L'_Amant_ tout au matin se lève, s'habille et part s'ébattre dans la
campagne. Après avoir erré à l'aventure dans une splendide prairie
arrosée par une belle rivière, il se prend à suivre le cours de l'eau, et
tout à coup, au détour d'une colline, se trouve en face [p. XXVIII] d'un
haut et vaste mur crénelé qui entoure un verger magnifique. Sur ce mur,
en dehors, sont peintes des images hideuses. Ce sont d'abord _Haine_
flanquée de _Félonie_ et de _Vilenie_, puis _Convoitise_ côte à côte
d'_Avarice_, et successivement _Envie, Tristesse, Vieillesse,
Papelardie_ et _Pauvreté_. L'_Amant_ contemple ces images et veut
pénétrer dans le verger riant, qui n'est autre que la demeure de
_Déduit_ ou Plaisir d'Amour. Après avoir cherché quelques instants, il
découvre un petit guichet, seul endroit par où ce beau verger soit
accessible. Il frappe, et la belle _Oyseuse_ vient lui ouvrir.
Aussitôt entré, celle-ci le conduit au maître de céans. _Déduit_ est là
qui _karole_ avec sa gente compagnie. Cette troupe choisie se compose
de _Liesse, Dieu d'Amours_ et son serviteur _Doux-Regard, Beauté,
Richesse, Largesse, Franchise, Courtoisie, Oyseuse_ et _Jeunesse.

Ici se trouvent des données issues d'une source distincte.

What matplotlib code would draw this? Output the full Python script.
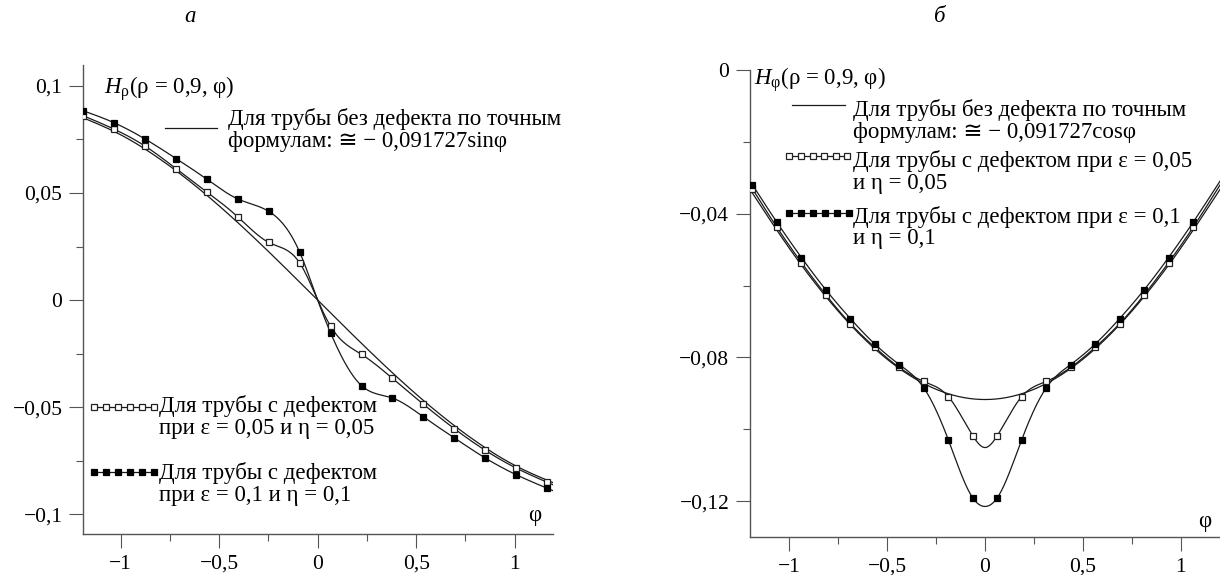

Courtoisie_ apercevant notre _Amant_, le vient quérir et le présente à
l'Assemblée. Il prend part à la _karole_ et, les danses terminées, se hâte
de visiter le jardin enchanté. Il s'arrête au bord d'une fontaine, qui n'est
autre que la fontaine de Narcisse, et comme lui veut se mirer dans les
eaux limpides. Au fond est un miroir magique doué d'une vertu
singulière. Tous ceux qui viennent à y jeter les yeux sont soudain
tellement épris de ce qu'ils voient, qu'une invincible passion s'empare
de leur coeur. L'_Amant_ y admire un magnifique buisson de _Roses_
parmi lesquelles il en choisit une, belle entre toutes, et son coeur est
aussitôt brûlé du désir de cueillir la divine fleur. Pendant qu'il la
contemple, _Dieu d'Amours_ lui décoche ses flèches. L'_Amant,_
épuisé de ses blessures, tombe pâmé. _Dieu d'Amours_ se précipite sur
lui, le fait prisonnier, s'empare de son [p. XXIX] coeur en le fermant

d'une clef d'or, lui dicte ses commandements et disparaît.

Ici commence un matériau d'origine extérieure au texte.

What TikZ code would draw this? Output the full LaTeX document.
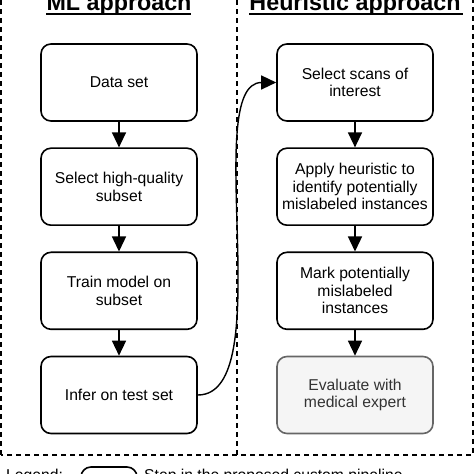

Aussitôt l'_Amant_ de courir à la belle _Rose_. Mais elle est entourée
d'une haie d'épines, et il fait de vains efforts pour atteindre jusqu'à elle.
Il n'y serait jamais parvenu peut-être sans _Bel-Accueil_, qui s'offre à
lui faire franchir la clôture et le mène près de la _Rose_. Mais elle est
gardée par _Danger, Honte, Peur_ et _Malebouche. Danger_ dormait; il
s'éveille soudain et chasse du jardin le pauvre _Amant_. Celui-ci désolé
s'enfuit, et _Raison_, qui a pitié de ses douleurs, vient pour le secourir.
Il l'éconduit brutalement sans vouloir écouter ses conseils, et vient
chercher des consolations auprès d'_Ami,_ qui le réconforte.
«Retournez, dit _Ami_, vers ce _Danger_; il est moins terrible qu'il
n'en a l'air; amadouez-le par de belles paroles, et il vous laissera revoir
votre chère _Rose_.» _Danger_ effectivement se radoucit et s'endort.
L'_Amant_ en abuse aussitôt et, grâce aux bons offices de
_Bel-Accueil,_ baise la charmante _Rose_. Mais _Malebouche_ est là
qui veille. Tant il jase sur leur compte, qu'enfin _Jalousie_ qui
sommeillait s'éveille, vient gourmander l'_Amant,_ et prévient
_Bel-Accueil_ qu'elle va faire bâtir une tour pour l'enfermer.
Épouvantées de tant de sévérité, _Honte_ et _Peur_ prient _Jalousie_
de pardonner à _Bel-Accueil_, mettant tout sur le compte de sa folle
jeunesse. Mais _Jalousie_ ne veut rien entendre. Elle fait bâtir un
château-fort flanqué de quatre tourelles, et au milieu une tour où elle
fait enfermer _Bel-Accueil_ et les _Roses_. L'_Amant_ pleure et se
désespère, et... là se termine la partie de Guillaume de Lorris.